Canada Constitution: Powers, Rights, and Amendments

Learn how Canada's Constitution divides power, protects rights, and can be changed — from the Charter to the amending formulas.

Canada’s constitution is the supreme law of the country, and any law that conflicts with it has no legal effect. Unlike countries that rely on a single founding document, Canada’s constitution is a collection of written acts, court rulings, and longstanding traditions stretching back to 1867. The written core consists of the Constitution Act, 1867, the Constitution Act, 1982, and roughly 30 other historical instruments that together form the country’s legal backbone.

The Written Acts

The oldest piece of the written constitution is the Constitution Act, 1867, originally called the British North America Act. It united the colonies of the United Province of Canada, Nova Scotia, and New Brunswick into a single country under the British Crown and created the federal Parliament and provincial legislatures that still operate today.1Department of Justice Canada. The Canadian Constitution The Act laid out the basic machinery of government: the structure of the Senate and House of Commons, the powers of each level of government, and how courts would be organized.

For more than a century after 1867, Canada could not change key parts of its own constitution without asking the British Parliament. That changed in 1982 when the United Kingdom passed the Canada Act 1982, permanently ending its legal authority over the country.2Legislation.gov.uk. Canada Act 1982 Attached to that Act was the Constitution Act, 1982, which brought home the power to amend the constitution, entrenched the Canadian Charter of Rights and Freedoms, and recognized the rights of Indigenous peoples. The whole process is commonly called patriation.

The Constitution Act, 1982 also includes a Schedule listing the historical instruments that form part of the constitution. These include the Manitoba Act of 1870, which created that province, and the Newfoundland Act of 1949, which brought Newfoundland and Labrador into Confederation. Each of these documents remains legally operative. Section 52 declares that the Constitution of Canada is the supreme law, and any law inconsistent with it is of no force or effect.3Department of Justice Canada. Consolidation of Constitution Acts, 1867 to 1982

The Crown and Executive Government

Canada is a constitutional monarchy. The King serves as head of state, but he does not govern day to day. His duties in Canada are carried out by the Governor General, who acts as the Crown’s representative at the federal level and performs all of the key constitutional functions that keep government running.

Those duties include dissolving Parliament and triggering elections, swearing the Prime Minister and Cabinet into office, reading the Speech from the Throne at the opening of each parliamentary session, and granting Royal Assent to turn bills into law.4Parliament of Canada.
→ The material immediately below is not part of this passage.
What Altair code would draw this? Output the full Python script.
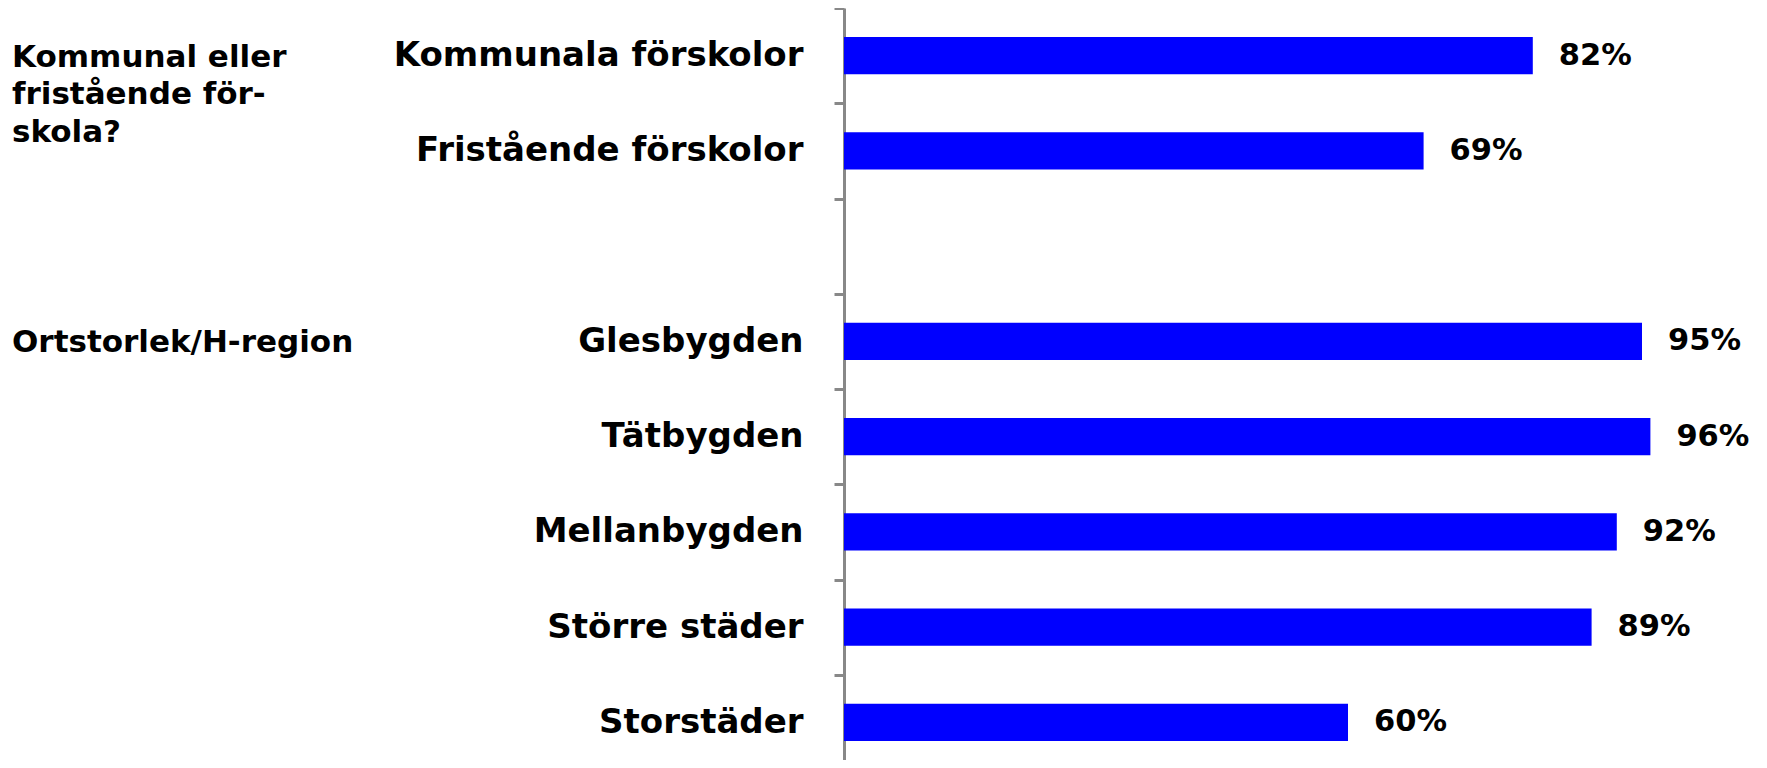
import altair as alt
import pandas as pd

# ---- data ----
categories = ["Kommunala förskolor", "Fristående förskolor", " ",
              "Glesbygden", "Tätbygden", "Mellanbygden", "Större städer", "Storstäder"]
values = [0.82, 0.69, None, 0.95, 0.96, 0.92, 0.89, 0.60]

group_labels = ["Kommunal eller\nfristående för-\nskola?", "Ortstorlek/H-region"]
group_anchor = ["Kommunala förskolor", "Glesbygden"]

bars_df = pd.DataFrame({"cat": categories, "val": values}).dropna()
groups_df = pd.DataFrame({"label": group_labels, "anchor": group_anchor})

FONT = "DejaVu Sans"
GRAY = "#888888"

yscale = alt.Scale(domain=categories, range=[0, 762], paddingInner=0, paddingOuter=0)
xscale = alt.Scale(domain=[0, 1])

y_axis = alt.Axis(
    title=None, tickBand="extent", labelFont=FONT, labelFontWeight="bold",
    labelFontSize=34, labelColor="black", labelPadding=31, labelLimit=0,
    tickSize=10, tickWidth=3, tickColor=GRAY, domainColor=GRAY, domainWidth=3,
    grid=False,
)

bars = alt.Chart(bars_df).mark_bar(color="#0000ff", height={"band": 0.39}).encode(
    x=alt.X("val:Q", scale=xscale, axis=None),
    y=alt.Y("cat:N", scale=yscale, axis=y_axis, sort=categories),
)

value_text = alt.Chart(bars_df).mark_text(
    align="left", baseline="middle", dx=26, font=FONT, fontWeight="bold",
    fontSize=30.5, color="black",
).encode(
    x=alt.X("val:Q", scale=xscale, axis=None),
    y=alt.Y("cat:N", scale=yscale, sort=categories),
    text=alt.Text("val:Q", format=".0%"),
)

group_text = alt.Chart(groups_df).mark_text(
    align="left", baseline="top", dy=-13, lineBreak="\n", lineHeight=37.5,
    font=FONT, fontWeight="bold", fontSize=31, color="black",
).encode(
    x=alt.value(-832),
    y=alt.Y("anchor:N", scale=yscale, sort=categories),
    text="label:N",
)

chart = alt.layer(bars, value_text, group_text).properties(
    width=840, height=752,
    autosize=alt.AutoSizeParams(type="none"),
    padding={"left": 836, "top": 0, "right": 75, "bottom": 0},
    background="white",
).configure_view(strokeWidth=0)

chart.save("out.html", embed_options={"renderer": "svg", "actions": False})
Monarch and Governor General The Governor General retains some constitutional discretion over whether to accept a Prime Minister’s advice to dissolve Parliament, though exercising that discretion is exceedingly rare.5The Governor General of Canada. Dissolution of Parliament

Section 11 of the Constitution Act, 1867 establishes the Privy Council for Canada as the body that aids and advises the Governor General. In practice, the active members of the Privy Council are the Prime Minister and the Cabinet ministers currently in office. Here is where constitutional text and political reality diverge most sharply: the written constitution never mentions the Prime Minister or the Cabinet by name. These roles exist entirely because of constitutional conventions, the unwritten but binding traditions discussed later in this article. The Prime Minister is simply the leader who commands the confidence of a majority in the House of Commons, and the Cabinet is the group of ministers the Prime Minister selects.

Division of Federal and Provincial Powers

The Constitution Act, 1867 divides lawmaking authority between the federal Parliament and the provincial legislatures. This split is the structural heart of Canadian federalism: neither level of government can freely encroach on the other’s territory, and the courts regularly police the boundary.

Federal Powers

Section 91 lists the areas where only the federal Parliament can legislate. These cover matters that need to be handled uniformly across the country: defense, criminal law, trade and commerce, banking, bankruptcy, and the postal service, among others.6Justice Laws Website. Constitution Act, 1867 – Powers of the Parliament The federal government can also raise revenue through any form of taxation, which is why it collects income tax, the goods and services tax, and customs duties.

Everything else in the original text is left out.